- [Goal]
Find every line in the records below that holds the word "with", and copy each one.

- [Given records]
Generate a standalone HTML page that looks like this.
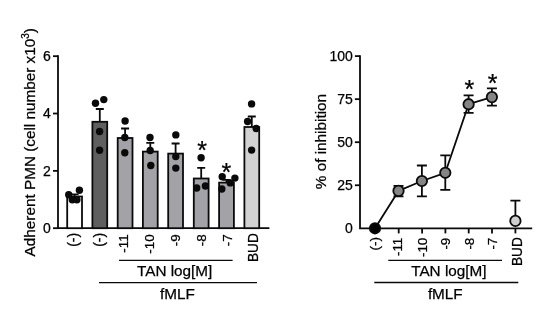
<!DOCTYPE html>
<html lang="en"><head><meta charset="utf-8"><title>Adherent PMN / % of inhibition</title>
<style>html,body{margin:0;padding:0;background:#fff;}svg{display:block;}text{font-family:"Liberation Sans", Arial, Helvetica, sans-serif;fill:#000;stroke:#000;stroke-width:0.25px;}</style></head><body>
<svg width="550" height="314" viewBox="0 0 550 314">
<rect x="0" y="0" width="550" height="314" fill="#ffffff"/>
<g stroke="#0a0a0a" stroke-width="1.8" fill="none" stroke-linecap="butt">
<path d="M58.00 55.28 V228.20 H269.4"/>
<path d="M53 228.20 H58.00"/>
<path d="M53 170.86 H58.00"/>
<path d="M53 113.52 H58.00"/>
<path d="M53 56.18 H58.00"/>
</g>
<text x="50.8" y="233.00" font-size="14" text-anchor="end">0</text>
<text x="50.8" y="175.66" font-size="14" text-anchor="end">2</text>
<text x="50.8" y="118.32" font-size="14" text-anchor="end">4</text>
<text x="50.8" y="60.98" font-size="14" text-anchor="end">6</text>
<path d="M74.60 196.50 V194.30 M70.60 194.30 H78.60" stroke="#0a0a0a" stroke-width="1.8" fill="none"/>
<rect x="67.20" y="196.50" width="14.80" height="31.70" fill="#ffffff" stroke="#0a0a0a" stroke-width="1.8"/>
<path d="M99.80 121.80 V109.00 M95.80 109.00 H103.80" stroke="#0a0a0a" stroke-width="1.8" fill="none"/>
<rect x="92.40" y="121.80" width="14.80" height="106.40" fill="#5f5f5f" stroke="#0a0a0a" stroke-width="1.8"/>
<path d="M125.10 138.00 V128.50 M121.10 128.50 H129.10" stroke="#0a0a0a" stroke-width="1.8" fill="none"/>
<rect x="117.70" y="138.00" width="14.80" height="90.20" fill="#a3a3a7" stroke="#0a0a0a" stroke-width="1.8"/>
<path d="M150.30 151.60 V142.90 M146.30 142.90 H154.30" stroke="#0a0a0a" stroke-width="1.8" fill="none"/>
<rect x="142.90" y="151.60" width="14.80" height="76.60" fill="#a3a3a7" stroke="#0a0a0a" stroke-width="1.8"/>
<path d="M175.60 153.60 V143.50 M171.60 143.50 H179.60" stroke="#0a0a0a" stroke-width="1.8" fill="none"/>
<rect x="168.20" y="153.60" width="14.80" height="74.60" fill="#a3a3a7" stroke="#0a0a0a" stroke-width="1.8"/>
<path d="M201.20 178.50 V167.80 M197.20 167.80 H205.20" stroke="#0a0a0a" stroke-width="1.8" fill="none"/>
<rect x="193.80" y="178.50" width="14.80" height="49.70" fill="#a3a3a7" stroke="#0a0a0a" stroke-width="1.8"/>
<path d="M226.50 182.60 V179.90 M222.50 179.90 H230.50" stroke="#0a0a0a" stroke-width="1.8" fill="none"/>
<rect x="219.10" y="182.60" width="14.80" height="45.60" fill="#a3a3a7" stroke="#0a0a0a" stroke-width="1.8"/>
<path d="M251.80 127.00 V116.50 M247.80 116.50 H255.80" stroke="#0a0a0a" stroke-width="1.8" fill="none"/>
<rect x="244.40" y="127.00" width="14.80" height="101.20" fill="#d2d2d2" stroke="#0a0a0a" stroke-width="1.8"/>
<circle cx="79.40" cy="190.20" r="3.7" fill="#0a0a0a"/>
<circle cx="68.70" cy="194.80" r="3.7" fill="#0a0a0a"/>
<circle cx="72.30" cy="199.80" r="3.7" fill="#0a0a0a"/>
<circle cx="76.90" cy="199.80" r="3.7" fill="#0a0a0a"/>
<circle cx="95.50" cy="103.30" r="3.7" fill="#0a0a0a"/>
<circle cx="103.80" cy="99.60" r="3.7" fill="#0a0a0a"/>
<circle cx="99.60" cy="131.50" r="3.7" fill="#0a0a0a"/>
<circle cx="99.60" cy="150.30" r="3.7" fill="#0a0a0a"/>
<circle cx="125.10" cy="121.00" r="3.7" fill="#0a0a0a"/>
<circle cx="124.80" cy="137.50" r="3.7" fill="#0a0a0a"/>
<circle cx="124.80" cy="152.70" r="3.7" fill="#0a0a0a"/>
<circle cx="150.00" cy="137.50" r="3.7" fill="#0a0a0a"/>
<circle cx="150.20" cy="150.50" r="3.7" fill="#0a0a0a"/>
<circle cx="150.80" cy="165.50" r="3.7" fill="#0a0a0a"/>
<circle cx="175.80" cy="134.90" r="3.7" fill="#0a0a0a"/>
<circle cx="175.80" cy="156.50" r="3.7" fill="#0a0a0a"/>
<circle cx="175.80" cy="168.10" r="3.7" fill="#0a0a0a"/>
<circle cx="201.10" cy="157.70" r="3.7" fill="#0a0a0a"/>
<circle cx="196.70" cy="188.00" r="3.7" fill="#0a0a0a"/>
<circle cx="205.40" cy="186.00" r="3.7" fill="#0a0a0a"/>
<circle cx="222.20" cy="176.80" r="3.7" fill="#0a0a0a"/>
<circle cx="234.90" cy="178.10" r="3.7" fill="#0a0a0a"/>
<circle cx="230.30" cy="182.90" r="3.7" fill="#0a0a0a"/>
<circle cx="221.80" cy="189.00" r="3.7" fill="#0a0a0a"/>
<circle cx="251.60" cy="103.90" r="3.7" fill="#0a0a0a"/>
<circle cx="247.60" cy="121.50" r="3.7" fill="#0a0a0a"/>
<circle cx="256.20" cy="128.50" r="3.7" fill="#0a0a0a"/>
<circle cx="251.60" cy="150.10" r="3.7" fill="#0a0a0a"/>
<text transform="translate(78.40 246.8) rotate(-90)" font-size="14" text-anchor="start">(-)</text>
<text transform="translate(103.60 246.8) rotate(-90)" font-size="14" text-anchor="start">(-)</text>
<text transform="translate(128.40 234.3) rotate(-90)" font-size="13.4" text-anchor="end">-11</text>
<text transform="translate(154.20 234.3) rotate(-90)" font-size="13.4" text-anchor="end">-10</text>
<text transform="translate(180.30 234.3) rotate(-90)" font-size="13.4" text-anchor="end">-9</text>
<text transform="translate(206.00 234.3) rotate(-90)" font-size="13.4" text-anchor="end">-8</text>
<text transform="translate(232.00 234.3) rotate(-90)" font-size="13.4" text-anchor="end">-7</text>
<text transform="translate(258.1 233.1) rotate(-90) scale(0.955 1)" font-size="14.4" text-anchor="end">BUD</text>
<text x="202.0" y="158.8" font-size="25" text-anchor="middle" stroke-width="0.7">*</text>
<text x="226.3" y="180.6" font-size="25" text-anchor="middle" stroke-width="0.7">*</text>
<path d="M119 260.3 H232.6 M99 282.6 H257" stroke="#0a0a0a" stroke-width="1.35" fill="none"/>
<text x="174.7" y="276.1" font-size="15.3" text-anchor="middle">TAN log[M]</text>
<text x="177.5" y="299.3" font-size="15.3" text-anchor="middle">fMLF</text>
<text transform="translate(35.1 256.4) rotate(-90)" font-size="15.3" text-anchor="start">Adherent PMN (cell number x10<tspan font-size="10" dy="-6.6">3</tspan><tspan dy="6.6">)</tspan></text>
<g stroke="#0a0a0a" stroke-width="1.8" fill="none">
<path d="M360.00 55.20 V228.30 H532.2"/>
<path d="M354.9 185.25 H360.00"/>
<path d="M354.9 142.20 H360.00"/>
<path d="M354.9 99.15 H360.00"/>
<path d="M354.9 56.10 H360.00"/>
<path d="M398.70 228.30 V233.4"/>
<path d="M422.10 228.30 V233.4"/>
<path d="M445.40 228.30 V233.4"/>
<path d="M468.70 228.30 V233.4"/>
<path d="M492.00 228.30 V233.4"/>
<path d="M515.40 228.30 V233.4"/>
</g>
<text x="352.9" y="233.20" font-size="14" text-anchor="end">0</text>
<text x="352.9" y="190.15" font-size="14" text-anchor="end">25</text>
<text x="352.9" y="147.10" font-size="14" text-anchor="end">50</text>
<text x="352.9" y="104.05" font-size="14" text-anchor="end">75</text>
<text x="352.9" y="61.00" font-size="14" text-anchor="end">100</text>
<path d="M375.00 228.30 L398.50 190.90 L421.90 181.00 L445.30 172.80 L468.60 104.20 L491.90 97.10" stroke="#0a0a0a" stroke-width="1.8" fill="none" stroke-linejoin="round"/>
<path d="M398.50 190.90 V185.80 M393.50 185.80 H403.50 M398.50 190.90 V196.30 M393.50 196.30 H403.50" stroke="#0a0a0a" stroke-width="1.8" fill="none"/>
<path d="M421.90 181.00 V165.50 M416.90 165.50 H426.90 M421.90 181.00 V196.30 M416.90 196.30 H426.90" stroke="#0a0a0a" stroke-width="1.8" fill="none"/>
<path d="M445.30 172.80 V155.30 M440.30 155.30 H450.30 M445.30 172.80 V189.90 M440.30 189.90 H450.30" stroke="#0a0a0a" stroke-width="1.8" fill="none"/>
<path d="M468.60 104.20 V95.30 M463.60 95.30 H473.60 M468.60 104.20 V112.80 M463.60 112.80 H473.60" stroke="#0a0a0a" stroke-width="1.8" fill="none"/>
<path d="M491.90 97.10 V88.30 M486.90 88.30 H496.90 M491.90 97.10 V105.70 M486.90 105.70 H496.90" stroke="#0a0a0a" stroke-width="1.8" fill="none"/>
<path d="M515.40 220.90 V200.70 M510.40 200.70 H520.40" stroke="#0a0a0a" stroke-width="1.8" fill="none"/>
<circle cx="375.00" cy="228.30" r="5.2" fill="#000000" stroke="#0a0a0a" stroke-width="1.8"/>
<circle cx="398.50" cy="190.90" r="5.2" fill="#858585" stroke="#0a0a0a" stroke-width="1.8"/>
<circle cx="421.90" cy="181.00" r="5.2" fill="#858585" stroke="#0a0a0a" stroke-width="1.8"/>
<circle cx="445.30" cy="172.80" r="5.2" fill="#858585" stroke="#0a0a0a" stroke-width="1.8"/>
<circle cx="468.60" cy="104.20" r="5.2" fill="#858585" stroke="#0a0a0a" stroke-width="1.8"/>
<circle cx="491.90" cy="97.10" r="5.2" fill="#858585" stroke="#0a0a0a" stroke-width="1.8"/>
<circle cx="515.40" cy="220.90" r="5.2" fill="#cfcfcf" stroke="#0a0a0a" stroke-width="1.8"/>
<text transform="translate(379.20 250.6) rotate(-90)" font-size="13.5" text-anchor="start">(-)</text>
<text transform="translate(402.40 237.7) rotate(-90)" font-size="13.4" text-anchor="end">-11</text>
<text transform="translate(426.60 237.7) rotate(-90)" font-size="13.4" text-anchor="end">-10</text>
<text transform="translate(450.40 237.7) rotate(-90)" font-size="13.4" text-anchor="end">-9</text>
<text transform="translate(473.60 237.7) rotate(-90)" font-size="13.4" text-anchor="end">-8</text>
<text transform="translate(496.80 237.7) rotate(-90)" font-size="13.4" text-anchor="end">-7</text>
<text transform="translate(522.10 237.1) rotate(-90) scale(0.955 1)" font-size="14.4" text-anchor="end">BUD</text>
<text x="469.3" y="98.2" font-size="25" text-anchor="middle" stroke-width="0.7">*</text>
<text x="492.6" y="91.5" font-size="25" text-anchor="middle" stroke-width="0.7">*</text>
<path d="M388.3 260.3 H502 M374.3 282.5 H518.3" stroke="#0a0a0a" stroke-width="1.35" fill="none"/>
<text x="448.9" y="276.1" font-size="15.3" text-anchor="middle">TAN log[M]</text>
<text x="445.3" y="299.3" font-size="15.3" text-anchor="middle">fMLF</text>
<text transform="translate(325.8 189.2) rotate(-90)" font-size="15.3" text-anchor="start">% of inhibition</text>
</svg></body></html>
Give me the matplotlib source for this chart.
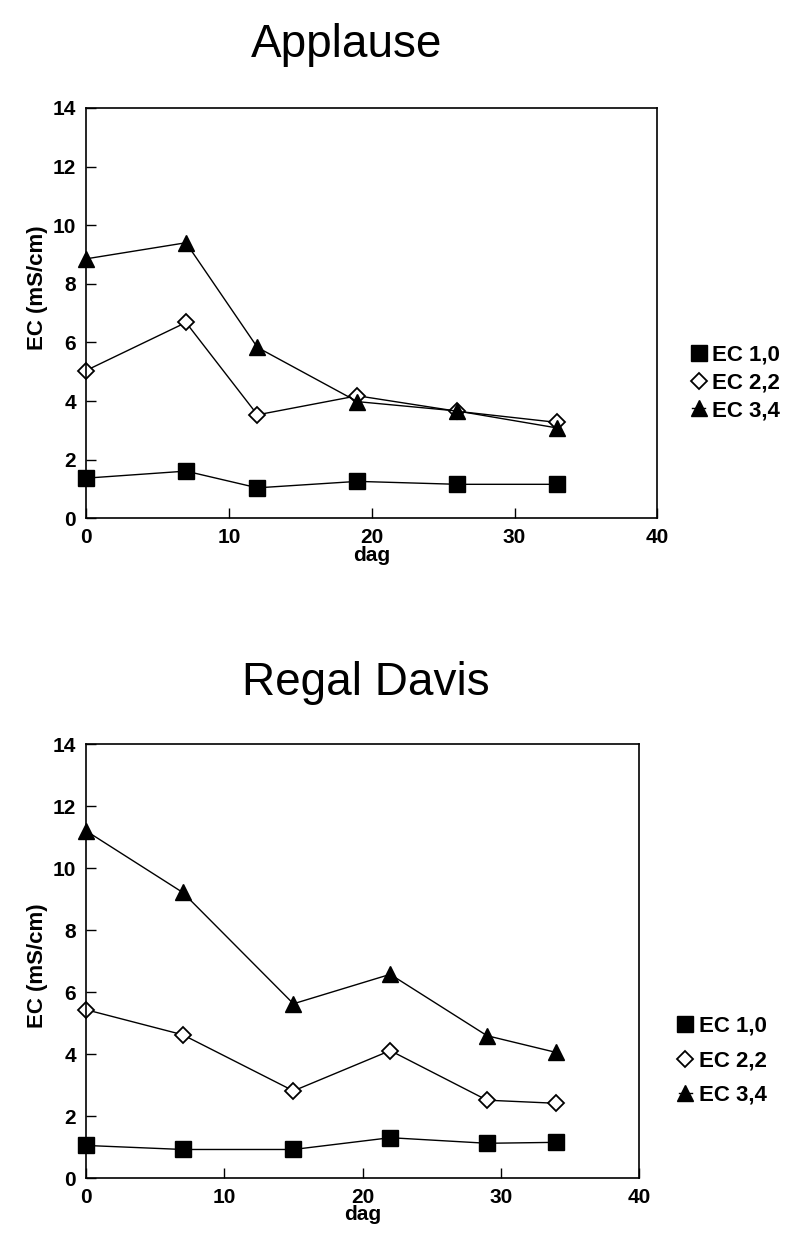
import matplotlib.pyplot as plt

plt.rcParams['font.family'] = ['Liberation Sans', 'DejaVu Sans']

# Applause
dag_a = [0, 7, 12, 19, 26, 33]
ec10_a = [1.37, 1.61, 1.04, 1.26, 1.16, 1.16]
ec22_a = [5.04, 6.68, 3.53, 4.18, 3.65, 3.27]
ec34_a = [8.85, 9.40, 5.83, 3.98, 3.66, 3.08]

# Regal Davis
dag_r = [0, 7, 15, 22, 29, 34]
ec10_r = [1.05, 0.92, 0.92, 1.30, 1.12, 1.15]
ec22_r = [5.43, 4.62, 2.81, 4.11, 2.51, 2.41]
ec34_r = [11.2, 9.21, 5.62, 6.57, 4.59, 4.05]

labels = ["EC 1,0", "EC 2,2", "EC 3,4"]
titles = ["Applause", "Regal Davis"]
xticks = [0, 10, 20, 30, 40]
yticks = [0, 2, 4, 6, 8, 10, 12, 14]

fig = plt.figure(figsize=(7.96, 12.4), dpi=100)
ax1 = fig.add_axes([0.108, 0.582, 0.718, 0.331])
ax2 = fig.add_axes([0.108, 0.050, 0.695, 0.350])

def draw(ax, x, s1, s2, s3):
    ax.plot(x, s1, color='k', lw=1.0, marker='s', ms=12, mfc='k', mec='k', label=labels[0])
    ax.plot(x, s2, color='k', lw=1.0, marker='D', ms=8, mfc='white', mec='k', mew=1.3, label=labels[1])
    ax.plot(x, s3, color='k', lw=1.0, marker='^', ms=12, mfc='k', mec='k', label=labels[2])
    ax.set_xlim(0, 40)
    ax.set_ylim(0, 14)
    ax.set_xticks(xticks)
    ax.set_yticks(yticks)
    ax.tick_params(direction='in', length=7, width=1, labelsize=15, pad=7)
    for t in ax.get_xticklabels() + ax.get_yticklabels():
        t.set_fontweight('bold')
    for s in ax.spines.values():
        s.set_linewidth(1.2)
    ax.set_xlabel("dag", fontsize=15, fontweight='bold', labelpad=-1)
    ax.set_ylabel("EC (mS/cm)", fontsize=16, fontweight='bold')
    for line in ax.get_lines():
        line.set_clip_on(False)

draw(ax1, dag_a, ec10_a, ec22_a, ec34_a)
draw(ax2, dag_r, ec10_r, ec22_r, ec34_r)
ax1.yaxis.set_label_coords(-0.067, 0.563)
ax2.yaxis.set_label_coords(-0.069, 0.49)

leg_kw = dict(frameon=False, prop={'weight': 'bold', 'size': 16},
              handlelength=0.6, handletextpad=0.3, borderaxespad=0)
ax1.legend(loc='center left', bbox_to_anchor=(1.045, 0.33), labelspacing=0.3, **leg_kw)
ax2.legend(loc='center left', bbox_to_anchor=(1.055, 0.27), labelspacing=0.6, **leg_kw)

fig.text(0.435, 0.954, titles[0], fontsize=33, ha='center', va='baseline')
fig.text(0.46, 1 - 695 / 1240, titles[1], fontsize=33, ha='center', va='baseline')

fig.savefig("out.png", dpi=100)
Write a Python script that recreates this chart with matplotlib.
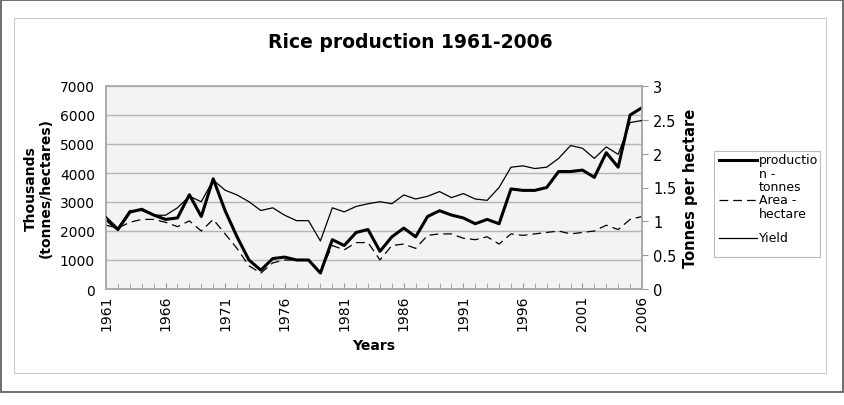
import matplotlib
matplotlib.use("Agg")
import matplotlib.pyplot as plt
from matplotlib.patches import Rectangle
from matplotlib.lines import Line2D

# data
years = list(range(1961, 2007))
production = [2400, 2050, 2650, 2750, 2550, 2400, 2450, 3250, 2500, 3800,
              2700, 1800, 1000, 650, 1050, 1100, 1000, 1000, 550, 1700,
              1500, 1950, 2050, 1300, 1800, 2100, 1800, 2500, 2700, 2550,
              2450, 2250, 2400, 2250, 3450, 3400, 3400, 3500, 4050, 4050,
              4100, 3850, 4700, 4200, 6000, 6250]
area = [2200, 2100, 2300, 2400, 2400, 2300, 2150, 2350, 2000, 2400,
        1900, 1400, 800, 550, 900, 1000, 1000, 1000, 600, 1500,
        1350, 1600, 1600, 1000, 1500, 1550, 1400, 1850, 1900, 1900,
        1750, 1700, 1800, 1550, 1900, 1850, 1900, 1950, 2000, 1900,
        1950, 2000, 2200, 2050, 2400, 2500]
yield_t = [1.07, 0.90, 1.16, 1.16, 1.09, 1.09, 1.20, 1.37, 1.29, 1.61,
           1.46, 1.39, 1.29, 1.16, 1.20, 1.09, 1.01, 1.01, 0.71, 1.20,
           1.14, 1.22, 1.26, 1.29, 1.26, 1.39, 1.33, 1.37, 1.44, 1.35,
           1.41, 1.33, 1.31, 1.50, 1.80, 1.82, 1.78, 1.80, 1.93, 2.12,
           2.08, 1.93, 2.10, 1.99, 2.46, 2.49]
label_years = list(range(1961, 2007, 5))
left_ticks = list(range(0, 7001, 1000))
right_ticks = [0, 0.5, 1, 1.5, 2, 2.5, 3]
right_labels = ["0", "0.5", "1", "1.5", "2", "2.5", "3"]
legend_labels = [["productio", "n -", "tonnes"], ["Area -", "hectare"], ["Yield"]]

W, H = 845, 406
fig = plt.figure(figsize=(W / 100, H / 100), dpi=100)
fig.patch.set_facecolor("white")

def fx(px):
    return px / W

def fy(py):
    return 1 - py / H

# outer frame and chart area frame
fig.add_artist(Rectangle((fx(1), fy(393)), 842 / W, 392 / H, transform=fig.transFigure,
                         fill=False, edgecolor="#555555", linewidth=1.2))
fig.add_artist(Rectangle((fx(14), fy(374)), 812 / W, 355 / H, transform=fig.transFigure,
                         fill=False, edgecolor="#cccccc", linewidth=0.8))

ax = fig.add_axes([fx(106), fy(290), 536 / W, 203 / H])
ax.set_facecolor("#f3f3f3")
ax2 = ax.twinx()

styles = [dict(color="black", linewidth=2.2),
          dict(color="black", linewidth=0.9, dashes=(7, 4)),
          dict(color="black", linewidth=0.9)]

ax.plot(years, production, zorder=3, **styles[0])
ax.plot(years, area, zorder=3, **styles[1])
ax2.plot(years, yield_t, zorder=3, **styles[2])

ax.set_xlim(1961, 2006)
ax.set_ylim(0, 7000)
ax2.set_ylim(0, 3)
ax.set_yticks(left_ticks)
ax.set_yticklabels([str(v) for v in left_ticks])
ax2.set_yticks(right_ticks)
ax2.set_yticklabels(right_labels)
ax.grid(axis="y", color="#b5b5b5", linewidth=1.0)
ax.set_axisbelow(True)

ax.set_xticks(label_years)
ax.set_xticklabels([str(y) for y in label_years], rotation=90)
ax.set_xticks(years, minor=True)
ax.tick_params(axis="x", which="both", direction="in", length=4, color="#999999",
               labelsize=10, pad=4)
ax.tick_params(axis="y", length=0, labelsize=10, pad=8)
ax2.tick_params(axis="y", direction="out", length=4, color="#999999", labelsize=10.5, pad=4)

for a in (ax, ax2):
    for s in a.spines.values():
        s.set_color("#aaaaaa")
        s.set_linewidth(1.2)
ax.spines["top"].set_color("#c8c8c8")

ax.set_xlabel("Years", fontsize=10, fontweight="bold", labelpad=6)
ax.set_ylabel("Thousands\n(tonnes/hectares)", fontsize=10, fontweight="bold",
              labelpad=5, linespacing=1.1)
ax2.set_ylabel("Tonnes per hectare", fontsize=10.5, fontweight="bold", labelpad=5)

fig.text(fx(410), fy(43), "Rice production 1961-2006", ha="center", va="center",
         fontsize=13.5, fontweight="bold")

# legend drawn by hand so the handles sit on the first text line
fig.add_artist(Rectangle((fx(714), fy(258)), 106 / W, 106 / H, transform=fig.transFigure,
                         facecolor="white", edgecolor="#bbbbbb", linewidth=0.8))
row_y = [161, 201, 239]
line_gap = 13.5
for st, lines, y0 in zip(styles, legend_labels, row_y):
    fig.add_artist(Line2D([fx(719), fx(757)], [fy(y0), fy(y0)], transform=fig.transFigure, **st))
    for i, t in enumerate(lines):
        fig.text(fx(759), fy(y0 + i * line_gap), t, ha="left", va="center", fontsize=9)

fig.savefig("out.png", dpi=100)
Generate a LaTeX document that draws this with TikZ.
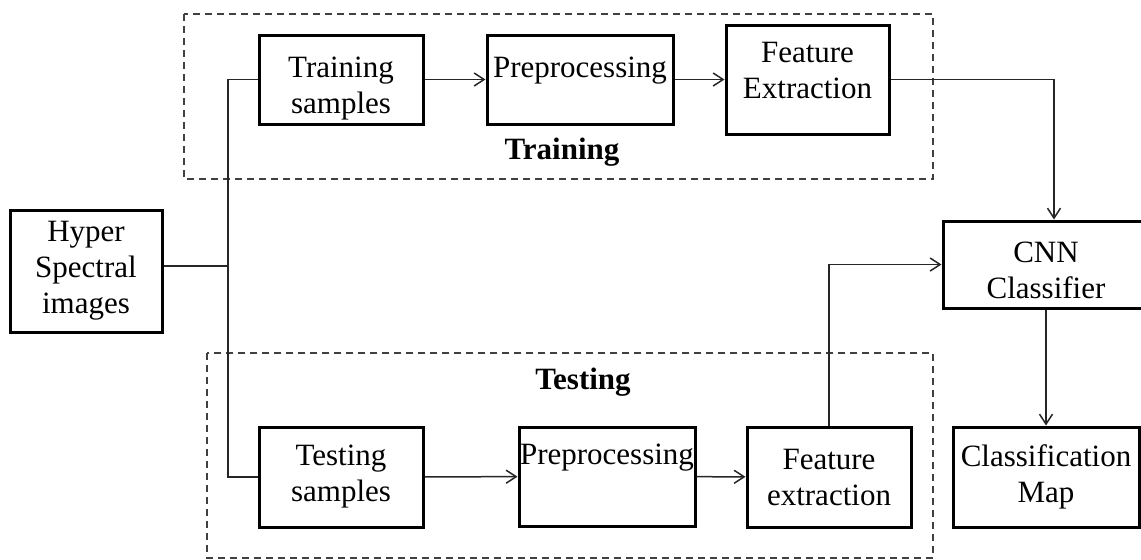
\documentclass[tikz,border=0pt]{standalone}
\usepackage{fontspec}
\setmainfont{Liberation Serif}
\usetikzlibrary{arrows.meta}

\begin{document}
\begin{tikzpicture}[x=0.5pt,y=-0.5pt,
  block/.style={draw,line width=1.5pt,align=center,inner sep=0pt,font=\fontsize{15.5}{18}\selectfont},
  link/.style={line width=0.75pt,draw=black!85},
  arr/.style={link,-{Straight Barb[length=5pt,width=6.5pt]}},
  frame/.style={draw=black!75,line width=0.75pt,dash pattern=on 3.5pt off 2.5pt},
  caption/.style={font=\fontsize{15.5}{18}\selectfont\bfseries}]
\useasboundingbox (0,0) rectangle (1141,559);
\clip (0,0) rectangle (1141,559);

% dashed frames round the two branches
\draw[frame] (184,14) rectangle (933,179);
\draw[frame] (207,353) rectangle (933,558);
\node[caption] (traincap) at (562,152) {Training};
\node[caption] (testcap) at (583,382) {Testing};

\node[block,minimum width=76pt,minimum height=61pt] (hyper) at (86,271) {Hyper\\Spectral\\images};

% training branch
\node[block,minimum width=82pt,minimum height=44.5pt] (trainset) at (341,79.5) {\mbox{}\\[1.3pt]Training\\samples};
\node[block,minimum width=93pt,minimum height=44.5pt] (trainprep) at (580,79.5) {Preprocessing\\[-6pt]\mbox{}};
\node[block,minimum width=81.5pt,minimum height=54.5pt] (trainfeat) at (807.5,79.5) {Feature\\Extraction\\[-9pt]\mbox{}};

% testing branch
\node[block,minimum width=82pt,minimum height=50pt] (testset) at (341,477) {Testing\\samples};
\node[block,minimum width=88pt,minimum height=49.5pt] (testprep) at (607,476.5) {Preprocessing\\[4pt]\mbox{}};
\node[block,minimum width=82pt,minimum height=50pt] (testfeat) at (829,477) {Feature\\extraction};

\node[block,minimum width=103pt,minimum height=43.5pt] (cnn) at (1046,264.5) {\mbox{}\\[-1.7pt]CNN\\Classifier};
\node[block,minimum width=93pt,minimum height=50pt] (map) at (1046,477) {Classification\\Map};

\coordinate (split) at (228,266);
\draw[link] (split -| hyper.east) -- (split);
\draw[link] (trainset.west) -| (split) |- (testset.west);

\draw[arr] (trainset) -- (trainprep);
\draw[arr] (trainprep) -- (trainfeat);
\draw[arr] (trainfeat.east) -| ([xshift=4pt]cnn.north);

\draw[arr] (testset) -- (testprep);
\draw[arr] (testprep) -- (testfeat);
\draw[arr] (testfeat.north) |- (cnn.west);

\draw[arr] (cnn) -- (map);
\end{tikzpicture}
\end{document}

- [Solved exercise]
Write a Python script that recreates this chart with matplotlib.
Generate a LaTeX document that draws this with TikZ.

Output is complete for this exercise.